If you’ve read until here, you might be interested to see how I prefer to deal with this issue as of now. This solution by no means should be considered a best practice, however, it covers all of the concerns we had so far and in my opinion, it doesn’t abstract away critical details.

In our use case, we tried to treat UDFs, how Spark treats them, a black box with a clear input and output mechanism. Having a black box means at the beginning of each UDF, we deal with null explicitly like:

val awesomeFn(value: String): String {
  value match {
    case null => null
    case _    => applyAwesomeLogic(value)
  }
}

This way, we ensure we don’t get surprised by having null read by Spark, end up inside our functions and cause NPE. In Dealing with null in Spark, Matthew Powers suggests an alternative solution like:

val awesomeFn(value: String): String {
  val v = Option(value).getOrElse(return None)
  applyAwesomeLogic(value)
}
// In his sample the return value of the function is an Option, which we will
// come back to in a bit.

Which is also fine, but I prefer to stick with pattern matching for two reasons:

Even though null looks like a curse inside Scala world, I prefer to explicitly define how I’m handling it, instead of abstracting it away.
The explicit return None statement, IMO is a bit hard to read and reduces the code clarity.

Now that we are sure about the incoming values to our functions let’s see how we are going to deal with return values.
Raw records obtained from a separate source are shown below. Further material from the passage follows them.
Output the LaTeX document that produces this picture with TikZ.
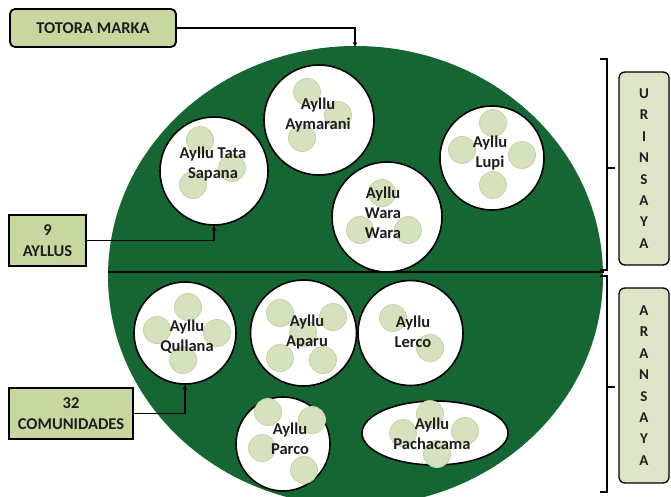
\documentclass[tikz,border=0pt]{standalone}
\usepackage{fontspec}
\setmainfont{Carlito}
\usetikzlibrary{arrows.meta,shapes.geometric}
\definecolor{dkgreen}{RGB}{22,102,52}
\definecolor{boxgreen}{RGB}{200,214,160}
\definecolor{sidebox}{RGB}{222,228,200}
\definecolor{dotfill}{RGB}{214,226,190}
\definecolor{dotline}{RGB}{194,210,164}
\definecolor{txt}{RGB}{30,30,30}
\begin{document}
\begin{tikzpicture}[x=1pt,y=-1pt,
  ayllu/.style={circle,draw=black,line width=1.6pt,fill=white,inner sep=0pt},
  lbl/.style={font=\fontsize{16.5}{20}\selectfont\bfseries,align=center,text=txt,inner sep=0pt},
  boxlbl/.style={font=\fontsize{16.5}{20.5}\selectfont\bfseries,align=center,text=txt,inner sep=0pt},
  sidelbl/.style={font=\fontsize{15}{21.4}\selectfont\bfseries,align=center,text=txt,inner sep=0pt},
  infobox/.style={rectangle,draw=black,line width=1.8pt,fill=boxgreen},
  sidebx/.style={rectangle,rounded corners=6pt,draw=black,line width=1.3pt,fill=sidebox},
  conn/.style={draw=black,line width=1.4pt,-{Stealth[length=5pt,width=4.5pt]}},
  brk/.style={draw=black,line width=1.4pt}
]
\useasboundingbox (0,0) rectangle (671,497);
\begin{scope}
\clip (0,0) rectangle (671,497);
\fill[dkgreen] (355.5,276) ellipse [x radius=247.5pt, y radius=230pt];
\end{scope}
\draw[line width=2pt] (108,272) -- (604,272);

% ayllu circles
\node[ayllu,minimum size=108pt] (tata) at (214,171) {};
\node[ayllu,minimum size=110pt] (aymarani) at (319,120) {};
\node[ayllu,minimum size=110pt] (wara) at (387,217) {};
\node[ayllu,minimum size=104pt] (lupi) at (492,158) {};
\node[ayllu,minimum size=102pt] (qullana) at (185,333) {};
\node[ayllu,minimum size=106pt] (aparu) at (303.5,333) {};
\node[ayllu,minimum size=105pt] (lerco) at (410.5,333) {};
\node[ayllu,minimum size=94pt] (parco) at (283,444) {};
\node[ayllu,ellipse,minimum width=146pt,minimum height=64pt] (pacha) at (435,433) {};

% community dots
\foreach \p in {(200,140),(232,168),(193,185),
                (307,92),(338,115),(302,138),
                (382,193),(360,230),(408,230),
                (493,123),(462,150),(522,155),(493,185),
                (188,307),(157,330),(217,333),(183,360),
                (280,313),(333,317),(303,333),(280,358),(323,360),
                (393,318),(430,348),
                (268,412),(312,420),(262,448),(304,470),
                (430,414),(403,433),(465,431),(437,454)}
  \filldraw[fill=dotfill,draw=dotline,line width=0.8pt] \p circle[radius=13.5pt];

% labels
\node[lbl] (ltata) at (213,164) {Ayllu Tata\\Sapana};
\node[lbl] (laym) at (318,115) {Ayllu\\Aymarani};
\node[lbl] (lwara) at (383,213) {Ayllu\\Wara\\Wara};
\node[lbl] (llupi) at (490,153) {Ayllu\\Lupi};
\node[lbl] (lqul) at (187,337) {Ayllu\\Qullana};
\node[lbl] (lapa) at (307,332) {Ayllu\\Aparu};
\node[lbl] (llerco) at (413,332) {Ayllu\\Lerco};
\node[lbl] (lparco) at (290,439) {Ayllu\\Parco};
\node[lbl] (lpacha) at (432,434) {Ayllu\\Pachacama};

% info boxes
\node[infobox,rounded corners=5pt,minimum width=166pt,minimum height=38pt] (totora) at (93,28) {};
\node[boxlbl] at (totora) {TOTORA MARKA};
\node[infobox,minimum width=77pt,minimum height=51pt] (ayllus) at (47.5,240.5) {};
\node[boxlbl] at (ayllus) {9\\AYLLUS};
\node[infobox,minimum width=124pt,minimum height=51pt] (comun) at (71,413.5) {};
\node[boxlbl] at (comun) {32\\COMUNIDADES};

% side boxes
\node[sidebx,minimum width=50pt,minimum height=193pt] (urin) at (644,168.5) {};
\node[sidelbl] at (urin) {U\\R\\I\\N\\S\\A\\Y\\A};
\node[sidebx,minimum width=50pt,minimum height=195pt] (aran) at (644,385.5) {};
\node[sidelbl] at (aran) {A\\R\\A\\N\\S\\A\\Y\\A};

% brackets
\draw[brk] (600,59) -- (607,59) -- (607,270) -- (600,270);
\draw[brk] (607,168) -- (615,168);
\draw[brk] (600,276) -- (607,276) -- (607,492) -- (600,492);
\draw[brk] (607,387) -- (615,387);

% connectors
\coordinate (ellTop) at (355,47);
\draw[conn] (totora.east) -| (ellTop);
\draw[conn] (ayllus.east) -| (tata.south);
\draw[conn] (comun.east) -| (qullana.south);
\end{tikzpicture}
\end{document}
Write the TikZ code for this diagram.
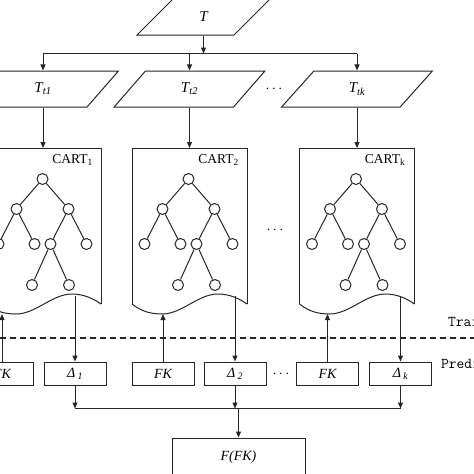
\documentclass[tikz,border=0pt]{standalone}
\usepackage{fontspec}
\setmainfont{Liberation Serif}
\usepackage{tikz}
\usetikzlibrary{positioning,calc,shapes.geometric}
\usetikzlibrary{arrows.meta}

\tikzset{
  line/.style={draw=black!85, line width=1pt},
  arr/.style={line, -{Triangle[length=6pt,width=5pt]}},
  iobox/.style={trapezium, trapezium left angle=63.4, trapezium right angle=116.6,
    trapezium stretches=true, line, minimum width=151pt, minimum height=36pt,
    inner sep=0pt, font=\fontsize{15}{17}\selectfont\itshape},
  cartdoc/.style={minimum width=115pt, minimum height=156pt, inner sep=0pt, outer sep=0pt},
  cartlabel/.style={inner sep=0pt, font=\fontsize{13.5}{15}\selectfont},
  leaf/.style={circle, line, minimum size=11pt, inner sep=0pt},
  fkbox/.style={rectangle, line, minimum width=62pt, minimum height=23pt,
    inner sep=0pt, font=\fontsize{14}{16}\selectfont\itshape},
  phase/.style={inner sep=0pt, anchor=base west, font=\fontsize{15}{17}\selectfont\ttfamily},
  gap/.style={font=\fontsize{14}{16}\selectfont},
}

% one CART block with a wavy bottom
\newcommand{\cartshape}[1]{%
  \draw[line] (#1.south east) -- (#1.north east) -- (#1.north west) -- (#1.south west);
  \begin{scope}[shift={(#1.south west)}]
    \draw[line] (0,0) .. controls (10,8) and (20,10) .. (30,10)
      .. controls (50,10) and (66,-10) .. (86,-10)
      .. controls (98,-10) and (108,-5) .. (115,0);
    \coordinate (#1-in) at (30,10);
    \coordinate (#1-out) at (100,-8);
  \end{scope}
}

\begin{document}
\begin{tikzpicture}[x=1pt, y=-1pt,
    every child node/.style={leaf}, edge from parent/.style={line},
    level 1/.style={sibling distance=52pt, level distance=30pt},
    level 2/.style={sibling distance=36pt, level distance=35pt},
    level 3/.style={sibling distance=37pt, level distance=41pt}]
  \useasboundingbox (0,0) rectangle (474,474);
  \clip (0,0) rectangle (474,474);

  % training sets
  \node[iobox, minimum width=133pt] (T) at (203.5,17) {T};
  \node[iobox] (tt1) at (43,89) {T\textsubscript{t1}};
  \node[iobox] (tt2) at (189.5,89) {T\textsubscript{t2}};
  \node[iobox] (ttk) at (357,89) {T\textsubscript{tk}};
  \node[gap] (dots1) at (274,89) {$\cdots$};

  \coordinate (split) at ($(T.center |- T.south)+(0,18)$);
  \draw[arr] (T.center |- T.south) -- (split);
  \draw[line] (split -| tt1) -- (split -| ttk);
  \foreach \t in {tt1,tt2,ttk}
    \draw[arr] (split -| \t) -- (\t.center |- \t.north);

  % CART blocks
  \node[cartdoc] (cart1) at (43.5,226) {};
  \node[cartdoc] (cart2) at (189.5,226) {};
  \node[cartdoc] (cartk) at (357,226) {};
  \node[gap] (dots2) at (275,230) {$\cdots$};
  \foreach \c in {cart1,cart2,cartk} {
    \cartshape{\c}
    \node[leaf] (\c-r) at ($(\c.north)+(-1,31)$) {}
      child { node {} child { node {} } child { node {} } }
      child { node {}
        child { node {} child { node {} } child { node {} } }
        child { node {} } };
  }
  \node[cartlabel, below left=6pt and 8pt of cart1.north east] (lab1) {CART\textsubscript{1}};
  \node[cartlabel, below left=6pt and 8pt of cart2.north east] (lab2) {CART\textsubscript{2}};
  \node[cartlabel, below left=6pt and 9pt of cartk.north east] (labk) {CART\textsubscript{k}};

  \draw[arr] (tt1.center |- tt1.south) -- (tt1.center |- cart1.north);
  \draw[arr] (tt2.center |- tt2.south) -- (tt2.center |- cart2.north);
  \draw[arr] (ttk.center |- ttk.south) -- (ttk.center |- cartk.north);

  % training / prediction border
  \draw[line, line width=1.1pt, dash pattern=on 6pt off 4pt] (0,338) -- (474,338);
  \node[phase] (train) at (448,326) {Training};
  \node[phase] (pred) at (441,368) {Prediction};

  % prediction row
  \node[fkbox] (fk1) at (2,373.5) {FK};
  \node[fkbox, right=10pt of fk1] (d1) {Δ\,\textsubscript{1}};
  \node[fkbox] (fk2) at (163,373.5) {FK};
  \node[fkbox, right=9pt of fk2] (d2) {Δ\,\textsubscript{2}};
  \node[gap] (dots3) at (281,374) {$\cdots$};
  \node[fkbox] (fk3) at (327.5,373.5) {FK};
  \node[fkbox, right=10pt of fk3] (dk) {Δ\,\textsubscript{k}};

  \draw[arr] (fk1.north) -- (fk1.north |- cart1-in);
  \draw[arr] (fk2.north) -- (fk2.north |- cart2-in);
  \draw[arr] (fk3.north) -- (fk3.north |- cartk-in);
  \draw[arr] (d1.north |- cart1-out) -- (d1.north);
  \draw[arr] (d2.north |- cart2-out) -- (d2.north);
  \draw[arr] (dk.north |- cartk-out) -- (dk.north);

  % combining
  \coordinate (merge) at ($(d2.south)+(0,23)$);
  \foreach \d in {d1,d2,dk}
    \draw[arr] (\d.south) -- (\d.south |- merge);
  \draw[line] (merge -| d1) -- (merge -| dk);
  \node[fkbox, minimum width=133pt, minimum height=38pt] (F) at (238.5,457) {F(FK)};
  \draw[arr] (merge -| F) -- (F.north);
\end{tikzpicture}
\end{document}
For the functions which directly get invoked by UDFs for the return values, I tried to lower the need for the Option and only use it where no other solution is possible (as a default value for an object of type Double for example).
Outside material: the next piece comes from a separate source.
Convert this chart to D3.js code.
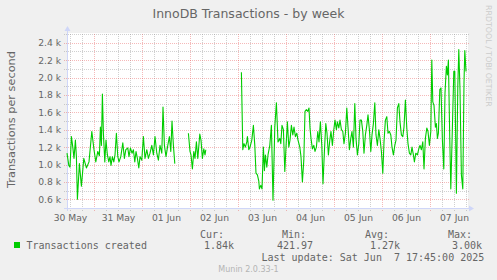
<!DOCTYPE html>
<html>
<head>
<meta charset="utf-8">
<script src="https://cdn.jsdelivr.net/npm/d3@7"></script>
<style>
  body { margin: 0; background: #f0f0f0; }
  text { font-family: "DejaVu Sans", sans-serif; fill: #666; }
  .mono { font-family: "DejaVu Sans Mono", monospace; white-space: pre; }
</style>
</head>
<body>
<svg id="chart"></svg>
<script>
// chart texts
const title = "InnoDB Transactions - by week";
const yLabel = "Transactions per second";
const seriesName = "Transactions created";
const statNames = ["Cur:", "Min:", "Avg:", "Max:"];
const statValues = ["1.84k", "421.97", "1.27k", "3.00k"];
const lastUpdate = "Last update: Sat Jun  7 17:45:00 2025";
const footer = "Munin 2.0.33-1";
const watermark = "RRDTOOL / TOBI OETIKER";

// time window (UTC) and y range, values in thousands
const startTime = Date.UTC(2025, 4, 30, 10, 30);
const endTime = Date.UTC(2025, 5, 7, 18, 30);
const yMin = 0.5, yMax = 2.5;
const yMajor = [0.6, 0.8, 1.0, 1.2, 1.4, 1.6, 1.8, 2.0, 2.2, 2.4];

// hours since 30 May 00:00 UTC, and transactions/s (k); null = no data
const hours = [
  10.5, 11.4, 12.0, 12.7, 13.4, 14.0, 14.7, 15.2, 15.7, 16.7, 17.7, 18.9, 20.2, 21.5, 22.9,
  24.0, 24.9, 25.9, 26.7, 27.2, 27.7, 28.2, 28.7, 29.4, 30.0, 30.7, 31.4, 32.0, 32.5, 33.2,
  33.9, 34.5, 35.2, 35.9, 36.5, 37.4, 38.4, 39.2, 39.9, 40.9, 41.5, 42.2, 43.0, 43.7, 44.4,
  45.0, 45.7, 46.4, 47.0, 47.9, 48.7, 49.5, 50.4, 51.2, 52.0, 52.9, 53.7, 54.5, 55.4, 56.2,
  57.0, 57.9, 58.5, 59.2, 60.0, 60.9, 61.7, 62.4, 63.0, 63.7, 64.4,
  67.0,
  71.2, 72.0, 72.5, 73.2, 73.9, 74.5, 75.2, 75.9, 76.9, 77.5, 78.2, 78.9, 79.5, 79.9,
  88.0,
  97.7, 98.4, 99.0, 99.7, 100.4, 100.7, 101.4, 102.0, 102.9, 103.7, 104.4, 105.0, 105.7, 106.4,
  106.7, 107.4, 108.0, 108.7, 109.2, 109.7, 110.4, 111.0, 111.9, 112.7, 113.5, 114.4, 115.2,
  116.0, 116.9, 117.4, 118.0, 118.7, 119.4, 120.0, 120.7, 121.4, 122.0, 122.7, 123.4, 124.0,
  124.7, 125.4, 126.0, 126.9, 127.5, 128.2, 128.9, 129.5, 130.2, 130.9, 131.5, 132.0, 132.5,
  133.2, 133.9, 134.5, 135.2, 135.9, 136.5, 137.2, 137.9, 138.5, 139.2, 139.9, 140.5, 141.2,
  141.9, 142.5, 143.2, 143.9, 144.5, 145.2, 145.7, 146.4, 147.0, 147.7, 148.4, 149.0, 149.7,
  150.4, 151.0, 151.7, 152.4, 153.0, 153.7, 154.4, 155.0, 155.7, 156.4, 157.0, 157.7, 158.4,
  159.0, 159.7, 160.4, 161.0, 161.7, 162.4, 163.0, 163.7, 164.4, 165.0, 165.7, 166.4, 167.0,
  167.7, 168.4, 169.0, 169.7, 170.4, 171.0, 171.7, 172.4, 173.0, 173.7, 174.4, 175.0, 175.7,
  176.4, 177.0, 177.7, 178.4, 179.0, 179.7, 180.4, 181.0, 181.7, 182.4, 183.0, 183.7, 184.2,
  184.9, 185.7, 186.4, 187.0, 187.7, 188.4, 189.0, 189.7, 190.4, 191.0, 191.7, 192.4, 192.9,
  193.4, 194.0, 194.7, 195.2, 195.7, 196.2, 196.9, 197.5, 198.2, 198.9, 199.5, 200.2, 200.7,
  201.2, 201.9, 202.4, 203.2, 203.9, 204.4, 205.2, 205.9, 206.4, 207.0, 207.7, 208.4, 209.0,
  209.4, 210.0
];
const values = [
  1.13, 0.99, 0.97, 1.32, 1.20, 1.07, 1.28, 1.09, 0.60, 1.01, 0.75, 1.07, 0.96, 1.03, 1.38,
  1.17, 1.03, 1.15, 1.10, 1.43, 1.22, 1.81, 1.36, 1.03, 1.28, 1.11, 1.03, 1.09, 0.99, 1.09,
  1.03, 1.11, 1.36, 1.09, 1.03, 1.09, 1.25, 1.07, 1.17, 1.19, 1.09, 1.19, 1.13, 1.17, 1.03,
  1.15, 1.07, 0.96, 1.09, 1.05, 1.32, 1.07, 1.17, 1.07, 1.13, 1.22, 1.11, 1.32, 1.13, 1.05,
  1.22, 1.13, 1.66, 1.22, 1.09, 1.22, 1.32, 1.15, 1.50, 1.22, 1.01,
  null,
  1.36, 1.15, 1.11, 0.95, 1.15, 1.07, 1.26, 1.07, 1.35, 1.28, 1.07, 1.18, 1.11, 1.17,
  null,
  2.06, 1.17, 1.24, 1.20, 1.26, 1.32, 1.17, 1.20, 1.28, 1.45, 1.22, 0.90, 0.88, 0.81,
  0.72, 0.76, 0.72, 1.20, 0.93, 1.11, 0.97, 1.11, 1.22, 1.45, 0.59, 1.43, 1.71,
  1.26, 1.30, 1.24, 1.45, 1.40, 0.92, 1.20, 1.49, 1.20, 1.28, 1.45, 1.34, 1.43,
  1.32, 1.36, 1.28, 1.20, 1.09, 0.80, 1.05, 1.61, 1.63, 1.61, 1.65, 1.42, 1.30,
  1.18, 1.22, 1.15, 1.20, 1.38, 1.26, 1.49, 1.22, 0.78, 1.15, 1.47, 1.36, 1.11,
  1.28, 1.38, 1.22, 1.40, 1.51, 1.40, 1.49, 1.42, 1.51, 1.40, 1.38, 1.24, 1.36,
  1.65, 1.43, 1.17, 1.30, 1.38, 1.20, 1.70, 1.30, 1.11, 1.24, 1.51, 1.51, 1.38,
  1.13, 1.34, 1.45, 1.57, 1.40, 1.15, 1.34, 1.47, 1.71, 1.34, 1.22, 1.40, 1.30,
  1.15, 0.90, 1.26, 1.51, 1.55, 1.36, 1.38, 1.34, 1.20, 1.11, 1.22, 1.28, 1.65,
  1.70, 1.49, 1.34, 1.32, 1.43, 1.74, 1.42, 1.24, 1.13, 1.11, 1.20, 1.11, 1.03,
  1.13, 1.11, 1.18, 1.22, 1.17, 1.26, 0.95, 1.30, 1.42, 1.38, 1.22, 1.38, 2.20,
  1.72, 1.68, 1.43, 1.47, 1.30, 1.36, 1.86, 1.88, 1.28, 0.95, 1.82, 2.13, 2.03,
  2.20, 1.28, 0.72, 1.43, 2.07, 2.07, 0.67, 1.90, 2.32, 1.86, 0.88, 0.72, 1.94,
  2.31, 2.07
];

const W = 497, H = 280;
const plotLeft = 67, plotRight = 467, plotTop = 34, plotBottom = 208;

const svg = d3.select("#chart").attr("width", W).attr("height", H);
svg.append("rect").attr("width", W).attr("height", H).attr("fill", "#f0f0f0");

const x = d3.scaleUtc().domain([startTime, endTime]).range([plotLeft, plotRight]);
const y = d3.scaleLinear().domain([yMin, yMax]).range([plotBottom, plotTop]);

// canvas
svg.append("rect")
  .attr("x", plotLeft).attr("y", plotTop - 1)
  .attr("width", plotRight - plotLeft + 1).attr("height", plotBottom - plotTop + 1)
  .attr("fill", "#fff");

const gridColor = "rgba(143,143,143,0.42)";
const mgridColor = "rgba(230,80,80,0.4)";

// grid
const days = d3.utcDay.range(new Date(startTime), new Date(endTime));
const sixHours = d3.utcHour.every(6).range(new Date(startTime), new Date(endTime))
  .filter(d => d.getUTCHours() !== 0);
const yMinor = d3.range(5, 26).map(i => i / 10).filter(v => !yMajor.some(m => Math.abs(m - v) < 1e-6));

function grid(axis, tr, color) {
  const g = svg.append("g").attr("transform", tr).call(axis);
  g.select(".domain").remove();
  g.selectAll("line").attr("stroke", color).attr("stroke-dasharray", "1,1")
    .attr("shape-rendering", "crispEdges");
  return g;
}
const gridH = plotBottom + 3 - plotTop;
const gridW = plotRight + 2 - plotLeft + 3;
grid(d3.axisBottom(x).tickValues(sixHours).tickSize(-gridH).tickFormat(""),
  `translate(0,${plotBottom + 3})`, gridColor);
grid(d3.axisLeft(y).tickValues(yMinor).tickSize(-gridW).tickFormat(""),
  `translate(${plotLeft - 3},0)`, gridColor);
grid(d3.axisBottom(x).tickValues(days).tickSize(-gridH).tickFormat(""),
  `translate(0,${plotBottom + 3})`, mgridColor);
grid(d3.axisLeft(y).tickValues(yMajor).tickSize(-gridW).tickFormat(""),
  `translate(${plotLeft - 3},0)`, mgridColor);

// tick labels
const yAxis = svg.append("g").attr("transform", `translate(${plotLeft},0)`)
  .call(d3.axisLeft(y).tickValues(yMajor).tickSize(0).tickPadding(6)
    .tickFormat(d => d.toFixed(1) + " k"));
yAxis.select(".domain").remove();
yAxis.selectAll("text").style("font-size", "9.2px").attr("fill", "#666");

const noons = d3.utcDay.range(new Date(Date.UTC(2025, 4, 30)), new Date(endTime))
  .map(d => d3.utcHour.offset(d, 12))
  .filter(d => d >= startTime && d <= endTime);
const xAxis = svg.append("g").attr("transform", `translate(0,${plotBottom})`)
  .call(d3.axisBottom(x).tickValues(noons).tickSize(0).tickPadding(6)
    .tickFormat(d3.utcFormat("%d %b")));
xAxis.select(".domain").remove();
xAxis.selectAll("text").style("font-size", "9.2px").attr("fill", "#666");

// axis lines with arrows
const axisColor = "#CFD6F8";
svg.append("line").attr("x1", plotLeft - 3).attr("x2", plotRight + 4)
  .attr("y1", plotBottom + 0.5).attr("y2", plotBottom + 0.5).attr("stroke", axisColor);
svg.append("line").attr("x1", plotLeft + 0.5).attr("x2", plotLeft + 0.5)
  .attr("y1", plotBottom + 3).attr("y2", plotTop - 4).attr("stroke", axisColor);
svg.append("path")
  .attr("d", `M${plotRight + 7},${plotBottom + 0.5}L${plotRight + 2},${plotBottom - 2.5}L${plotRight + 2},${plotBottom + 3.5}Z`)
  .attr("fill", axisColor);
svg.append("path")
  .attr("d", `M${plotLeft + 0.5},${plotTop - 8}L${plotLeft - 2.5},${plotTop - 3}L${plotLeft + 3.5},${plotTop - 3}Z`)
  .attr("fill", axisColor);

// series
const data = hours.map((h, i) => ({ t: Date.UTC(2025, 4, 30) + h * 3600e3, v: values[i] }));
const line = d3.line()
  .defined(d => d.v != null)
  .x(d => x(d.t))
  .y(d => y(d.v));
svg.append("path").datum(data)
  .attr("d", line)
  .attr("fill", "none")
  .attr("stroke", "#00cc00")
  .attr("stroke-width", 1.1)
  .attr("stroke-linejoin", "round");

// title and labels
svg.append("text").attr("x", 248.5).attr("y", 18).attr("text-anchor", "middle")
  .style("font-size", "12.5px").text(title);
svg.append("text").attr("transform", "translate(15,119.5) rotate(-90)").attr("text-anchor", "middle")
  .style("font-size", "11.3px").text(yLabel);
svg.append("text").attr("transform", "translate(486,5) rotate(90)")
  .style("font-size", "7.9px").style("fill", "#cccccc").text(watermark);

// legend
const statX = [200, 282, 365, 448];
const valX = [204, 277, 370, 452];
svg.append("rect").attr("x", 14).attr("y", 242).attr("width", 6).attr("height", 6).attr("fill", "#00cc00");
svg.append("text").attr("class", "mono").attr("x", 26.5).attr("y", 249).style("font-size", "10px").text(seriesName);
svg.selectAll(".hdr").data(statNames).enter().append("text")
  .attr("class", "mono hdr").attr("x", (d, i) => statX[i]).attr("y", 237.5)
  .style("font-size", "10px").text(d => d);
svg.selectAll(".val").data(statValues).enter().append("text")
  .attr("class", "mono val").attr("x", (d, i) => valX[i]).attr("y", 249)
  .style("font-size", "10px").text(d => d);
svg.append("text").attr("class", "mono").attr("x", 261.5).attr("y", 260.5)
  .style("font-size", "10px").text(lastUpdate);
svg.append("text").attr("x", 248.5).attr("y", 272).attr("text-anchor", "middle")
  .style("font-size", "8px").style("fill", "#b4b4b4").text(footer);
</script>
</body>
</html>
Yes, this means we should expect a null appearance in all of the logic used by Spark, but I consider that a reasonable practice since it’s inevitable to ignore null in the first place. Plus we do not trade performance of the main logic to a syntax that doesn’t resolve our main concerns (NPE).
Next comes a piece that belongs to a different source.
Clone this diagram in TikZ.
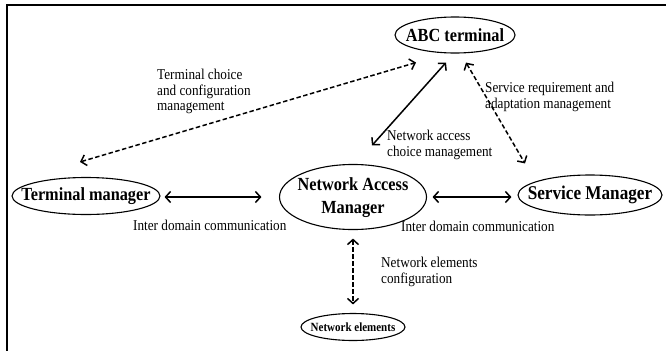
\documentclass[tikz,border=0pt]{standalone}
\usepackage{fontspec}
\setmainfont{Liberation Serif}[FakeStretch=0.88]
\usetikzlibrary{arrows.meta,shapes.geometric}
\begin{document}
\begin{tikzpicture}[x=1pt,y=-1pt,
  ent/.style={ellipse,draw,line width=1.1pt,inner sep=0pt,font=\bfseries\fontsize{18.5}{23}\selectfont},
  lbl/.style={inner sep=0pt,anchor=north west,align=left,font=\fontsize{15}{15.5}\selectfont},
  conn/.style={line width=1.5pt,{Straight Barb[length=5pt,width=11pt]}-{Straight Barb[length=5pt,width=11pt]}},
  dashconn/.style={conn,dash pattern=on 4.5pt off 2.5pt}]
\useasboundingbox (0,0) rectangle (666,351);
\draw[line width=2pt] (666,5) -- (7,5) -- (7,351);
\node[ent,minimum width=120pt,minimum height=36pt] (abc) at (455,35) {\makebox[0pt]{ABC terminal}};
\node[ent,minimum width=148pt,minimum height=37pt] (tm) at (86,196) {\makebox[0pt]{Terminal manager}};
\node[ent,minimum width=147pt,minimum height=65pt] (nam) at (353,197) {\makebox[0pt]{\begin{tabular}{@{}c@{}}Network Access\\Manager\end{tabular}}};
\node[ent,minimum width=144pt,minimum height=40pt,font=\bfseries\fontsize{19.5}{23}\selectfont] (sm) at (590,195) {\makebox[0pt]{Service Manager}};
\node[ent,minimum width=104pt,minimum height=27pt,font=\bfseries\fontsize{12.5}{14}\selectfont] (ne) at (353,327) {\makebox[0pt]{Network elements}};
\draw[dashconn] ([shift={(-6,-15)}]tm.north) -- ([shift={(-39,9)}]abc.south);
\draw[conn] ([shift={(19,-18.5)}]nam.north) -- ([shift={(-9,9)}]abc.south);
\draw[dashconn] ([shift={(11,9)}]abc.south) -- ([shift={(-65,-11)}]sm.north);
\draw[conn] ([shift={(4,1)}]tm.east) -- ([shift={(-17.5,0)}]nam.west);
\draw[conn] ([shift={(5.5,0)}]nam.east) -- ([shift={(-6,2)}]sm.west);
\draw[dashconn] ([shift={(0,8.5)}]nam.south) -- ([shift={(0,-8.5)}]ne.north);
\node[lbl] (l1) at (157,69) {Terminal choice\\and configuration\\management};
\node[lbl] (l2) at (387,130) {Network access\\choice management};
\node[lbl] (l3) at (485,82) {Service requirement and\\adaptation management};
\node[lbl] (l4) at (133,220) {Inter domain communication};
\node[lbl] (l5) at (401,221) {Inter domain communication};
\node[lbl] (l6) at (381,257) {Network elements\\configuration};
\end{tikzpicture}
\end{document}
However, this is not all. Other than the functions that directly deal with UDFs and Spark, we still have other code dependencies. Some use codes in Java, and some rely on network or some other external dependency. To deal with these, we use Options, which looks reasonable. For example here is a snippet that utilizes a Java function:

def createResponse(vatNumber: String, countryCode: String, response: EUVatCheckResponse): VatInfo = {
  val name = response.getName match {
    case "-"       => None
    case n: String => Some(n)
    case _         => None
  }
  val address = response.getAddress match {
    case "-"       => None
    case n: String => Some(n)
    case _         => None
  }

  VatInfo(vatNumber, countryCode, response.isValid, name, address)
}

def getInfo(vatNumber: String, countryCode: String): Option[VatInfo] = {
  Try(vatChecker.check(countryCode, vatNumber)) match {
    case Success(info) => Some(createResponse(vatNumber, countryCode, info))
    case Failure(exc)  =>
      log.error("Error while making a request to Vat service", exc)
      None
  }
}

In this code, the vatChecker function is a Java piece from VatChecker library. On that call, lots of following details can go wrong, and cause errors (including NPE). In this case usage of an Option looked pretty reasonable. Especially given that the result of this call would be cached and we aren’t going to recall it for existing values. So Option’s performance hit is managed here.

Is this an optimal solution, it might not be indeed; however, currently, it covers all the details I shared in the previous sections of this article. To improve it we would like to have your take on this issue, and what is your real-world experience with it. So feel free to share your thoughts on it or even better, share how you deal with nulls in your Spark/Scala applications.